Rice Energy Inc. is tying up loose ends ahead of a merger with EQT Corp. that’s expected to close in the fourth quarter, announcing Thursday that it recently added nearly 20,000 net acres to its core in the Appalachian Basin and sold the Barnett Shale assets it obtained in the broader acquisition of Vantage Energy Inc. subsidiaries last year.
The company paid $180 million for 16,500 net acres in West Virginia and Pennsylvania last month. While it didn’t identify the seller, public records show the company acquired all of Lola Energy LLC’s assets, mostly in Greene County, PA, where Rice has amassed a sizeable acreage position that EQT plans to focus strongly on after the acquisition is completed.
Rice also agreed to sell 36,000 net acres in the Barnett of North Texas for $175 million in a deal that’s expected to close in the third quarter. The properties produced 76 MMcfe/d in the second quarter.
The company took no questions from financial analysts during a short call to discuss second quarter earnings on Thursday.
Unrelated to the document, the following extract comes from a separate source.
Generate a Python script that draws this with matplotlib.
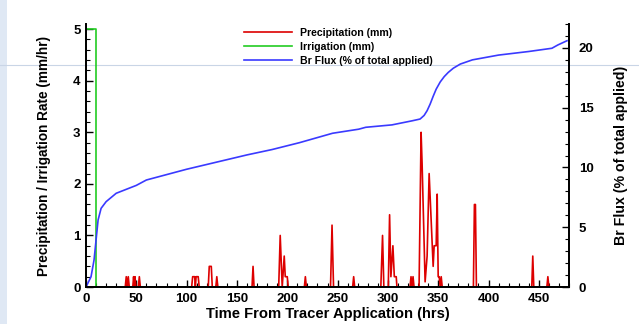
import matplotlib
matplotlib.use("Agg")
import matplotlib.pyplot as plt
from matplotlib.ticker import MultipleLocator
from matplotlib.lines import Line2D
from matplotlib.patches import Rectangle

plt.rcParams['font.family'] = ['Liberation Sans', 'DejaVu Sans']
plt.rcParams['font.weight'] = 'bold'

# Precipitation (mm/hr) vs time (hrs)
precip_t = [0, 39, 40, 41, 42, 43,
            46.5, 47.3, 48, 48.7, 49.5,
            52, 53, 54,
            105, 106, 108, 108.7, 109.4, 111.5, 112.5,
            121.5, 122.5, 124.5, 125.5,
            129, 130, 131,
            165, 166, 167,
            191.5, 193, 195, 197, 198, 200, 201,
            217, 218, 219,
            243, 244.5, 246,
            265, 266, 267,
            293, 294.7, 296,
            300.4, 301.7, 303, 305, 306.4, 308.3, 309,
            322, 323, 324, 325, 326,
            331, 333, 334, 337, 339, 341, 345, 346, 348, 349, 350, 351, 352, 353, 354,
            385, 386, 387, 388,
            443, 444, 445,
            458, 459, 460, 480]
precip_v = [0, 0, 0.2, 0, 0.2, 0,
            0, 0.2, 0, 0.2, 0,
            0, 0.2, 0,
            0, 0.2, 0.2, 0, 0.2, 0.2, 0,
            0, 0.4, 0.4, 0,
            0, 0.2, 0,
            0, 0.4, 0,
            0, 1.0, 0, 0.6, 0.2, 0.2, 0,
            0, 0.2, 0,
            0, 1.2, 0,
            0, 0.2, 0,
            0, 1.0, 0,
            0, 1.4, 0.2, 0.8, 0.2, 0.2, 0,
            0, 0.2, 0, 0.2, 0,
            0, 3.0, 2.4, 0.1, 0.6, 2.2, 0.4, 0.8, 0.8, 1.8, 0.2, 0.2, 0, 0.2, 0,
            0, 1.6, 1.6, 0,
            0, 0.6, 0,
            0, 0.2, 0, 0]

# Irrigation (mm/hr)
irrig_t = [0, 10, 10, 480]
irrig_v = [5.0, 5.0, 0, 0]

# Br flux (% of total applied)
br_t = [0, 5, 8, 10, 12, 15, 20, 30, 40, 50, 60, 80, 100, 130, 160, 185, 212,
        245, 271, 278, 304, 324, 332, 336, 339, 342, 345, 348, 352, 356, 360, 365, 372,
        384, 410, 440, 463, 469, 478]
br_v = [0, 0.86, 2.26, 3.93, 5.6, 6.58, 7.14, 7.84, 8.17, 8.5, 8.95, 9.4, 9.85,
        10.45, 11.05, 11.5, 12.07, 12.86, 13.2, 13.36, 13.56, 13.9, 14.05, 14.35,
        14.75, 15.3, 15.95, 16.55, 17.15, 17.6, 17.95, 18.3, 18.65, 19.0, 19.4,
        19.7, 19.97, 20.25, 20.6]

W, H = 639, 324
fig = plt.figure(figsize=(W / 100, H / 100), dpi=100)
fig.patch.set_facecolor('white')

# page decorations
fig.add_artist(Rectangle((0, 0), 7 / W, 1, transform=fig.transFigure,
                         facecolor='#dfe8f4', edgecolor='none', zorder=-5))
fig.add_artist(Line2D([0, 1], [1 - 65 / H, 1 - 65 / H], transform=fig.transFigure,
                      color='#c9d5e6', lw=0.8, zorder=-1))

left, right, top, bottom = 86, 569, 24, 287
ax = fig.add_axes([left / W, 1 - bottom / H, (right - left) / W, (bottom - top) / H])
ax.patch.set_alpha(0)
ax2 = ax.twinx()
ax2.patch.set_alpha(0)

red, green, blue = '#dd0000', '#22cc22', '#3a3aff'
l1, = ax.plot(precip_t, precip_v, color=red, lw=1.2, label='Precipitation (mm)')
l2, = ax.plot(irrig_t, irrig_v, color=green, lw=1.2, label='Irrigation (mm)')
l3, = ax2.plot(br_t, br_v, color=blue, lw=1.2, label='Br Flux (% of total applied)')

ax.set_xlim(0, 480)
ax.set_ylim(0, 5.1)
ax2.set_ylim(0, 22)

for a in (ax, ax2):
    a.spines['top'].set_visible(False)
    for s in a.spines.values():
        s.set_linewidth(1.3)
        s.set_zorder(5)

ax.xaxis.set_major_locator(MultipleLocator(50))
ax.xaxis.set_minor_locator(MultipleLocator(10))
ax.yaxis.set_major_locator(MultipleLocator(1))
ax.yaxis.set_minor_locator(MultipleLocator(0.2))
ax2.yaxis.set_major_locator(MultipleLocator(5))
ax2.yaxis.set_minor_locator(MultipleLocator(1))

ax.tick_params(axis='both', which='major', direction='in', length=5, width=1.0,
               labelsize=9.5, pad=4)
ax.tick_params(axis='both', which='minor', direction='in', length=3, width=0.8)
ax2.tick_params(axis='y', which='major', direction='in', length=5, width=1.0,
                labelsize=9.5, pad=7)
ax2.tick_params(axis='y', which='minor', direction='in', length=3, width=0.8)
for lab in ax.get_xticklabels() + ax.get_yticklabels() + ax2.get_yticklabels():
    lab.set_fontweight('bold')

ax.set_xlabel('Time From Tracer Application (hrs)', fontsize=10.6, fontweight='bold', labelpad=2)
ax.set_ylabel('Precipitation / Irrigation Rate (mm/hr)', fontsize=9.8, fontweight='bold', labelpad=16)
ax2.set_ylabel('Br Flux (% of total applied)', fontsize=10.2, fontweight='bold', labelpad=15)

leg = ax2.legend(handles=[l1, l2, l3], loc='upper left',
                 bbox_to_anchor=(242 / W, 1 - 26 / H), bbox_transform=fig.transFigure,
                 frameon=False, fontsize=7.6, handlelength=4.5, handletextpad=0.75,
                 labelspacing=0.35, borderaxespad=0, borderpad=0.2)
for t in leg.get_texts():
    t.set_fontweight('bold')

fig.savefig('out.png', dpi=100)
Management has also stopped providing guidance in light of the merger. CEO Daniel J. Rice said the company remains committed to close on the deal with EQT by the end of the year.
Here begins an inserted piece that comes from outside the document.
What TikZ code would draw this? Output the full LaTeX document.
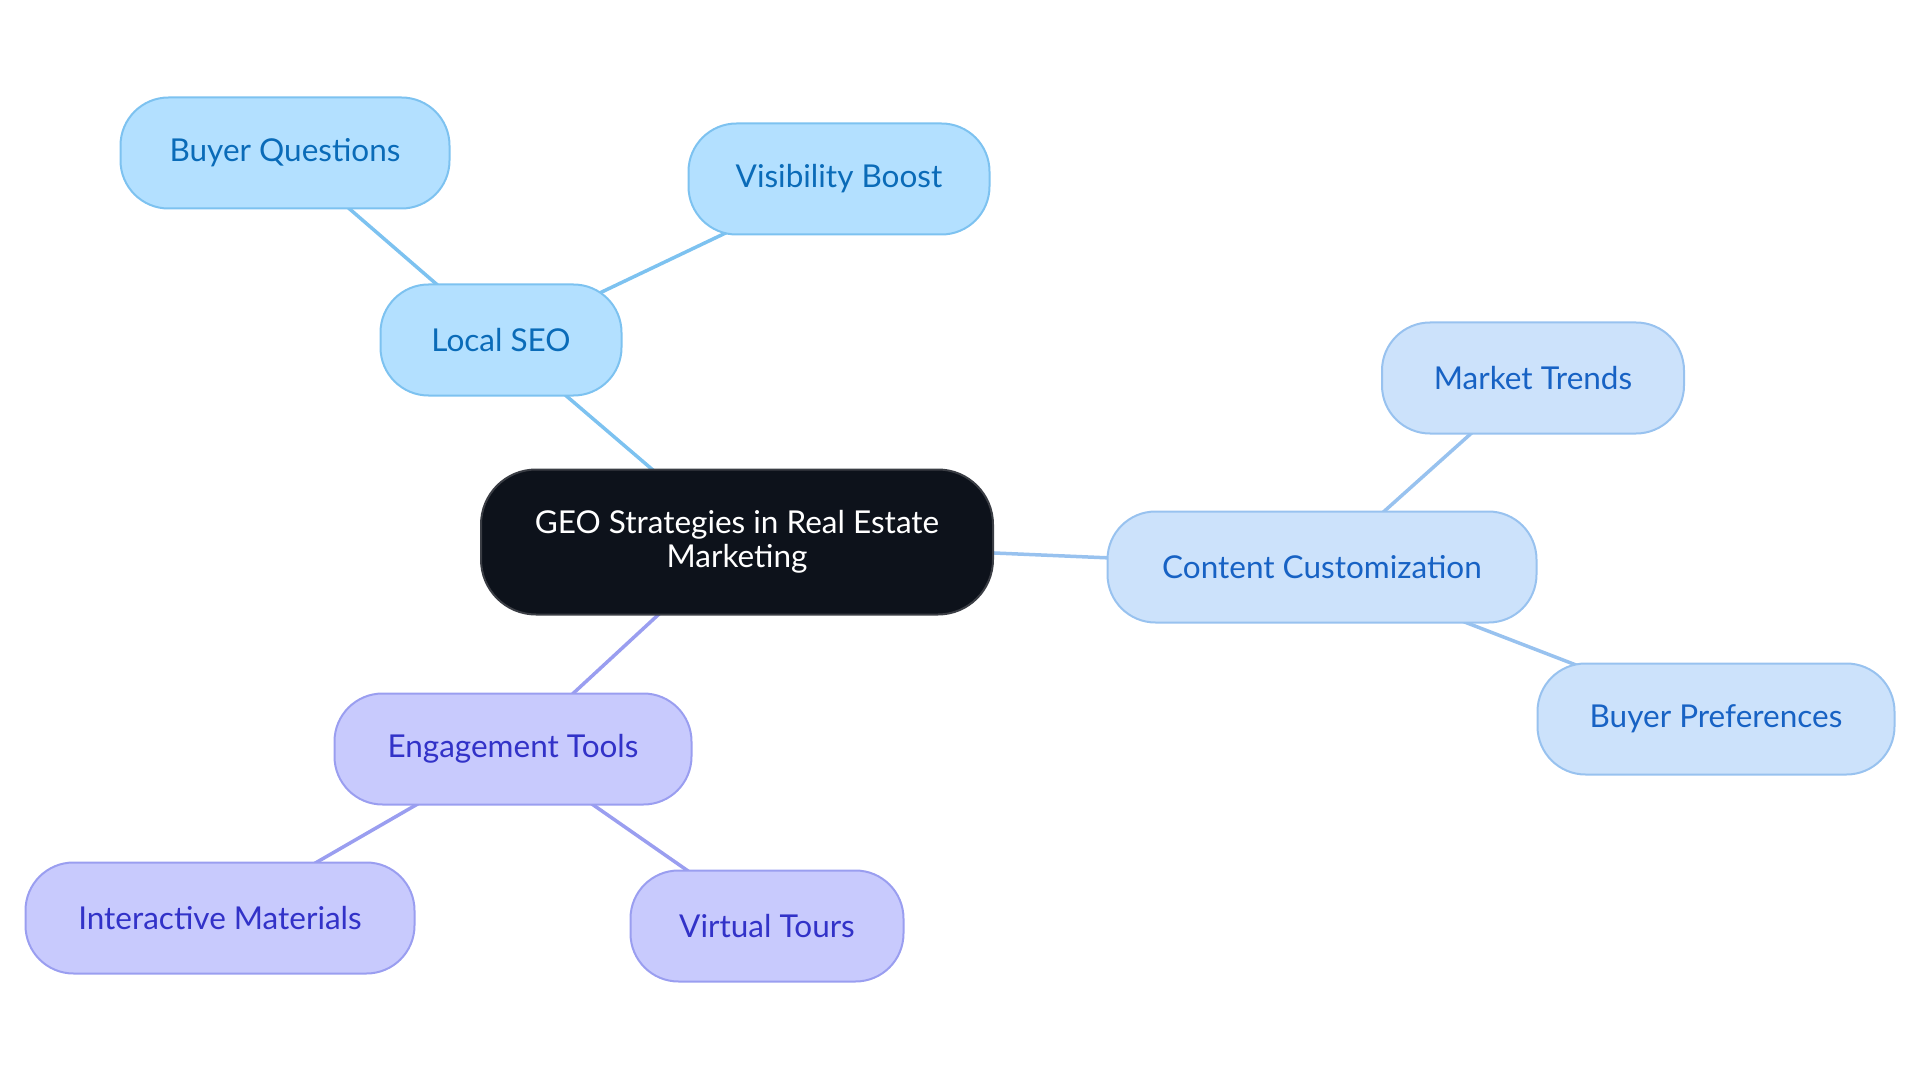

He also continued to plug the cost synergies the acquisition is expected to create, which have faced scrutiny from some investors who believe EQT is overpaying for Rice. Under the terms of the deal, EQT would acquire Rice for $6.7 billion and would assume or refinance $1.5 billion of Rice’s net debt and preferred equity.
EQT management said during its earnings call last week that longer laterals, administrative savings, buying power and marketing optimization, among other things created by the deal, could generate up to $7.5 billion in synergies. The merger would also create the nation’s largest natural gas producer, according to Natural Gas Supply Association data and NGI calculations.
Rice set a production record of 1.354 Bcfe/d in the second quarter, up from 758 MMcfe/d in the year-ago period and a 6% increase from 1Q2017. COO Toby Rice highlighted technology on the call that fits with the merger and its consolidation goals. The company modified its drilling assembly in the Utica Shale to reduce cycle times and brought to sales a “combo set” of 19 Marcellus Shale wells on four adjacent pads in the company’s “most ambitious development project” to date.
“Our combo development methodology applied to these wells represents what we believe is the future of development in the Appalachian Basin and is only achievable with a consolidated acreage position,” he said.
Revenue for the second quarter increased to $398.3 million from $156 million in the year-ago period. Rice reported net income of $62.9 million (30 cents/share) for the quarter, compared to a net loss of $164.6 million (minus $1.07) in 2Q2016.